The court first examined whether Morgan Keegan had a substantial likelihood of success on the merits of its claim that it was not required to arbitrate Dr. Shadburn's claims. The court found that Dr. Shadburn did not have a direct relationship with Morgan Keegan, noting that he had not conducted any transactions through the firm. Instead, Dr. Shadburn invested in the Regions Morgan Keegan High Income Fund through a third-party broker, Synovus Securities, and did not maintain an account with Morgan Keegan. The court emphasized that under FINRA Rule 12200, a "customer" is defined in relation to a brokerage relationship, which was absent in this case.
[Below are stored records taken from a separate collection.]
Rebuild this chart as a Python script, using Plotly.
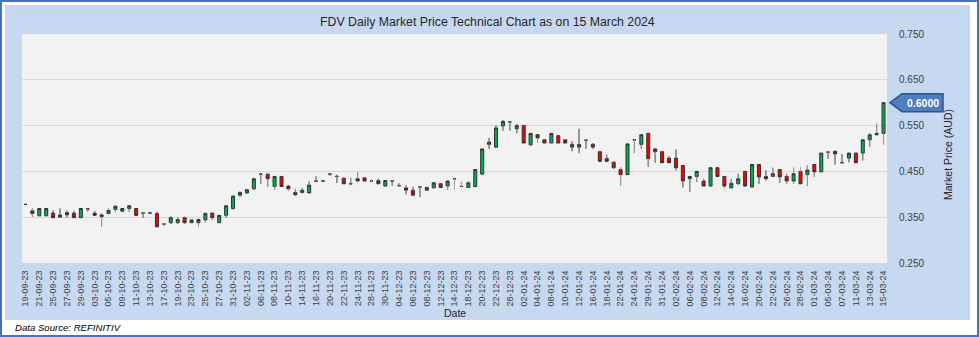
import plotly.graph_objects as go
import pandas as pd

holidays = ["2023-12-25", "2023-12-26", "2024-01-01", "2024-01-26"]
trading_days = [d for d in pd.bdate_range("2023-09-19", "2024-03-15")
                if d.strftime("%Y-%m-%d") not in holidays]
dates = [d.strftime("%d-%m-%y") for d in trading_days]

opens = [0.378, 0.364, 0.353, 0.353, 0.359, 0.350, 0.355, 0.359, 0.349, 0.368,
         0.359, 0.355, 0.358, 0.367, 0.363, 0.369, 0.369, 0.359, 0.359, 0.358,
         0.335, 0.338, 0.338, 0.349, 0.338, 0.338, 0.344, 0.359, 0.338, 0.354,
         0.369, 0.398, 0.403, 0.412, 0.444, 0.444, 0.417, 0.439, 0.418, 0.404,
         0.404, 0.403, 0.429, 0.429, 0.444, 0.439, 0.435, 0.423, 0.429, 0.436,
         0.429, 0.430, 0.418, 0.429, 0.419, 0.414, 0.409, 0.416, 0.409, 0.414,
         0.423, 0.418, 0.434, 0.417, 0.415, 0.417, 0.444, 0.509, 0.503, 0.549,
         0.558, 0.543, 0.550, 0.508, 0.530, 0.519, 0.512, 0.528, 0.519, 0.509,
         0.503, 0.518, 0.509, 0.493, 0.478, 0.470, 0.454, 0.443, 0.519, 0.509,
         0.533, 0.499, 0.493, 0.479, 0.479, 0.463, 0.434, 0.439, 0.429, 0.418,
         0.458, 0.439, 0.414, 0.423, 0.450, 0.416, 0.465, 0.439, 0.439, 0.454,
         0.439, 0.429, 0.450, 0.443, 0.465, 0.449, 0.492, 0.494, 0.469, 0.479,
         0.490, 0.490, 0.519, 0.530, 0.533]

highs = [0.379, 0.369, 0.369, 0.369, 0.365, 0.369, 0.364, 0.364, 0.369, 0.369,
         0.364, 0.359, 0.369, 0.376, 0.369, 0.376, 0.369, 0.361, 0.362, 0.362,
         0.337, 0.352, 0.350, 0.351, 0.344, 0.345, 0.361, 0.361, 0.354, 0.375,
         0.398, 0.406, 0.412, 0.436, 0.445, 0.445, 0.439, 0.439, 0.419, 0.412,
         0.414, 0.428, 0.439, 0.430, 0.445, 0.443, 0.436, 0.436, 0.449, 0.437,
         0.432, 0.434, 0.430, 0.430, 0.424, 0.419, 0.416, 0.417, 0.415, 0.425,
         0.423, 0.429, 0.435, 0.427, 0.428, 0.454, 0.499, 0.523, 0.550, 0.562,
         0.559, 0.554, 0.550, 0.533, 0.530, 0.519, 0.533, 0.528, 0.519, 0.516,
         0.543, 0.519, 0.512, 0.493, 0.487, 0.472, 0.459, 0.510, 0.520, 0.530,
         0.533, 0.501, 0.493, 0.483, 0.498, 0.463, 0.439, 0.450, 0.434, 0.458,
         0.458, 0.439, 0.434, 0.445, 0.450, 0.465, 0.465, 0.452, 0.458, 0.454,
         0.445, 0.458, 0.458, 0.463, 0.465, 0.490, 0.493, 0.494, 0.488, 0.490,
         0.490, 0.519, 0.533, 0.554, 0.600]

lows = [0.377, 0.351, 0.353, 0.353, 0.349, 0.349, 0.349, 0.349, 0.349, 0.362,
        0.354, 0.329, 0.358, 0.362, 0.363, 0.362, 0.354, 0.349, 0.358, 0.329,
        0.332, 0.335, 0.336, 0.335, 0.338, 0.330, 0.339, 0.344, 0.338, 0.349,
        0.367, 0.395, 0.401, 0.409, 0.423, 0.417, 0.410, 0.417, 0.407, 0.396,
        0.402, 0.403, 0.428, 0.428, 0.441, 0.425, 0.423, 0.423, 0.427, 0.429,
        0.427, 0.423, 0.418, 0.418, 0.416, 0.400, 0.396, 0.394, 0.409, 0.414,
        0.415, 0.410, 0.410, 0.416, 0.415, 0.417, 0.444, 0.499, 0.503, 0.539,
        0.539, 0.533, 0.512, 0.505, 0.513, 0.512, 0.512, 0.512, 0.512, 0.494,
        0.490, 0.499, 0.499, 0.472, 0.472, 0.456, 0.419, 0.443, 0.490, 0.499,
        0.460, 0.469, 0.469, 0.469, 0.452, 0.415, 0.405, 0.427, 0.418, 0.418,
        0.439, 0.414, 0.414, 0.422, 0.418, 0.414, 0.423, 0.430, 0.438, 0.425,
        0.423, 0.423, 0.423, 0.418, 0.438, 0.449, 0.478, 0.465, 0.469, 0.470,
        0.469, 0.474, 0.504, 0.529, 0.509]

closes = [0.378, 0.358, 0.369, 0.369, 0.349, 0.355, 0.360, 0.349, 0.369, 0.368,
          0.354, 0.351, 0.365, 0.374, 0.369, 0.375, 0.354, 0.359, 0.359, 0.329,
          0.335, 0.349, 0.345, 0.338, 0.344, 0.345, 0.358, 0.349, 0.354, 0.375,
          0.396, 0.404, 0.410, 0.434, 0.444, 0.434, 0.439, 0.417, 0.412, 0.399,
          0.409, 0.420, 0.429, 0.429, 0.444, 0.439, 0.423, 0.423, 0.434, 0.429,
          0.429, 0.423, 0.430, 0.429, 0.419, 0.409, 0.398, 0.416, 0.415, 0.425,
          0.415, 0.429, 0.434, 0.417, 0.425, 0.454, 0.499, 0.514, 0.545, 0.559,
          0.558, 0.550, 0.512, 0.533, 0.523, 0.512, 0.533, 0.512, 0.512, 0.503,
          0.509, 0.518, 0.503, 0.472, 0.472, 0.458, 0.443, 0.510, 0.519, 0.530,
          0.478, 0.493, 0.469, 0.469, 0.458, 0.429, 0.439, 0.450, 0.418, 0.458,
          0.439, 0.418, 0.424, 0.434, 0.418, 0.465, 0.438, 0.434, 0.445, 0.438,
          0.429, 0.445, 0.423, 0.453, 0.449, 0.490, 0.492, 0.488, 0.469, 0.490,
          0.469, 0.519, 0.530, 0.533, 0.600]

y_ticks = [0.25, 0.35, 0.45, 0.55, 0.65, 0.75]
x_ticks = dates[::2]

TITLE = "FDV Daily Market Price Technical Chart as on 15 March 2024"
FONT = "Liberation Sans, Arial, sans-serif"

fig = go.Figure()

fig.add_trace(go.Candlestick(
    x=dates, open=opens, high=highs, low=lows, close=closes,
    increasing=dict(fillcolor="#00B050", line=dict(color="#303030", width=1)),
    decreasing=dict(fillcolor="#FF0000", line=dict(color="#303030", width=1)),
    whiskerwidth=0, showlegend=False, hoverinfo="skip",
))

# grey wicks outside the bodies
wx, wy = [], []
for d, o, h, l, c in zip(dates, opens, highs, lows, closes):
    top, bot = max(o, c), min(o, c)
    if h > top + 1e-9:
        wx += [d, d, None]
        wy += [h, top, None]
    if l < bot - 1e-9:
        wx += [d, d, None]
        wy += [bot, l, None]
fig.add_trace(go.Scatter(x=wx, y=wy, mode="lines",
                         line=dict(color="#A0A0A0", width=1),
                         showlegend=False, hoverinfo="skip"))

L, R, T, B = 22, 92, 34, 74
W, H = 979, 337
pw, ph = W - L - R, H - T - B


def px(x):
    return (x - L) / pw


def py(y):
    return (H - B - y) / ph


shapes = [
    # light blue chart panel
    dict(type="rect", xref="paper", yref="paper", x0=px(5), x1=px(970),
         y0=py(320), y1=py(5), fillcolor="#C6D9F1", line=dict(width=0),
         layer="below"),
    # plot area background
    dict(type="rect", xref="paper", yref="paper", x0=0, x1=1, y0=0, y1=1,
         fillcolor="#F2F2F2", line=dict(width=0), layer="below"),
    # outer border
    dict(type="rect", xref="paper", yref="paper", x0=px(1), x1=px(978),
         y0=py(336), y1=py(1), fillcolor="rgba(0,0,0,0)",
         line=dict(color="#4472C4", width=2), layer="above"),
]

last = closes[-1]
hh = 0.0197
tip, bl, br = px(890), px(902), px(943)
shapes.append(dict(
    type="path", xref="paper", yref="y",
    path=(f"M {tip},{last} L {bl},{last + hh} L {br},{last + hh} "
          f"L {br},{last - hh} L {bl},{last - hh} Z"),
    fillcolor="#4F7DBF", line=dict(color="#2F528F", width=1.5), layer="above"))

annotations = [
    dict(text=TITLE, xref="paper", yref="paper", x=px(487.5), y=py(22),
         xanchor="center", yanchor="middle", showarrow=False,
         font=dict(family=FONT, size=12.3, color="#262626")),
    dict(text="Date", xref="paper", yref="paper", x=0.5, y=py(313),
         xanchor="center", yanchor="middle", showarrow=False,
         font=dict(family=FONT, size=10.5, color="#262626")),
    dict(text="Market Price (AUD)", xref="paper", yref="paper", x=px(948),
         y=py(155), xanchor="center", yanchor="middle", textangle=-90,
         showarrow=False, font=dict(family=FONT, size=10.5, color="#262626")),
    dict(text="<i>Data Source: REFINITIV</i>", xref="paper", yref="paper",
         x=px(13), y=py(327), xanchor="left", yanchor="middle",
         showarrow=False, font=dict(family=FONT, size=9.6, color="#000000")),
    dict(text=f"<b>{last:.4f}</b>", xref="paper", yref="y", x=px(922.5),
         y=last, xanchor="center", yanchor="middle", showarrow=False,
         font=dict(family=FONT, size=10.5, color="#FFFFFF")),
]

fig.update_layout(
    width=W, height=H,
    margin=dict(l=L, r=R, t=T, b=B, pad=0),
    paper_bgcolor="#FFFFFF", plot_bgcolor="#F2F2F2",
    boxgap=0.38,
    shapes=shapes, annotations=annotations,
    showlegend=False,
    xaxis=dict(type="category", categoryorder="array", categoryarray=dates,
               range=[-0.5, len(dates) - 0.5],
               tickmode="array", tickvals=x_ticks, ticktext=x_ticks,
               tickangle=-90, ticks="outside", ticklen=3,
               tickcolor="rgba(0,0,0,0)", showgrid=False, showline=False,
               zeroline=False, rangeslider=dict(visible=False),
               tickfont=dict(family=FONT, size=9, color="#404040")),
    yaxis=dict(side="right", range=[0.25, 0.75], tickmode="array",
               tickvals=y_ticks, tickformat=".3f", ticks="outside",
               ticklen=9, tickcolor="rgba(0,0,0,0)", showgrid=True,
               gridcolor="#D9D9D9", gridwidth=1, zeroline=False,
               showline=False,
               tickfont=dict(family=FONT, size=10, color="#404040")),
)

fig.write_html("out.html")
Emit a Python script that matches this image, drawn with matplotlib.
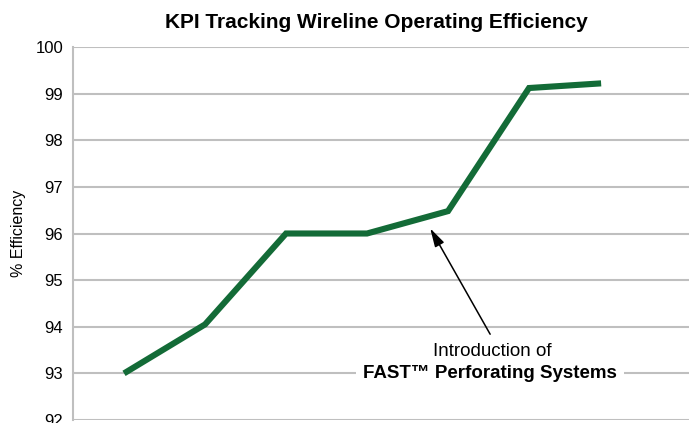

The absence of a written agreement or direct investment relationship led the court to conclude that Morgan Keegan was likely to succeed in arguing that it was not obligated to arbitrate Dr. Shadburn's claims. The court also noted that previous case law supported the notion that an obligation to arbitrate must be based on mutual consent. Ultimately, the court determined that the lack of a customer relationship precluded arbitration.

Irreparable Injury

Morgan Keegan asserted that if the court did not grant the preliminary injunction, it would suffer irreparable harm by being compelled to participate in arbitration over a dispute it did not agree to arbitrate. The court recognized that being forced into arbitration could lead to unnecessary expenditure of resources and potential unfavorable outcomes for Morgan Keegan. It cited prior case law that indicated parties could suffer irreparable harm when compelled to arbitrate claims that are not arbitrable. The court noted that Dr. Shadburn did not dispute the irreparable harm assertion, which further strengthened Morgan Keegan’s position. By acknowledging the substantial likelihood of success on the merits of its claim, the court found that the risk of irreparable injury to Morgan Keegan was significant. This understanding of irreparable harm contributed to the court's decision to issue the injunction.

Balancing of the Harms

The court then balanced the harms between the parties to determine whether a preliminary injunction was warranted. It weighed the potential harm to Morgan Keegan if the injunction was not granted against any harm that Dr. Shadburn might face if the injunction was issued. The court found that Dr. Shadburn did not articulate any specific harm that would result from a delay in arbitration, suggesting that his position was not significantly undermined by the temporary injunction. On the other hand, the court recognized that Morgan Keegan would face considerable harm if it were forced into arbitration over a matter it had not agreed to arbitrate. Given the substantial likelihood of success on the merits and the potential for irreparable harm, the court concluded that the balance of harms clearly favored granting the injunction. This analysis highlighted the disproportionate impact on Morgan Keegan compared to any inconvenience that Dr. Shadburn might experience.

Public Interest

The court also considered the public interest in its decision to grant the preliminary injunction. It noted that arbitration serves the public interest when there is mutual consent to arbitrate, but when a party has not agreed to arbitration, the public interest leans toward preventing that arbitration from occurring. The court emphasized that allowing arbitration to proceed in the absence of an agreement would undermine public confidence in the arbitration process. By ensuring that disputes are only arbitrated when there is a clear contractual agreement, the court upheld the principle that arbitration is based on consent. The potential for unnecessary arbitration, which could lead to wasted resources and time, further reinforced the public interest in favor of granting the injunction. The court's conclusion was that protecting the integrity of the arbitration process aligned with the public interest at stake.

Conclusion

In conclusion, the court determined that Morgan Keegan had met all four requirements for a preliminary injunction. It found a substantial likelihood of success on the merits based on the absence of a customer relationship under FINRA Rule 12200. The court recognized that Morgan Keegan would suffer irreparable harm if compelled to arbitrate, and the balance of harms favored granting the injunction. Additionally, the public interest supported preventing arbitration where no agreement existed. Therefore, the court granted Morgan Keegan's motion for a preliminary injunction, enjoining Dr. Shadburn from pursuing his arbitration claims against the firm. This decision underscored the importance of mutual consent in arbitration agreements and the court's role in preserving the integrity of the arbitration process.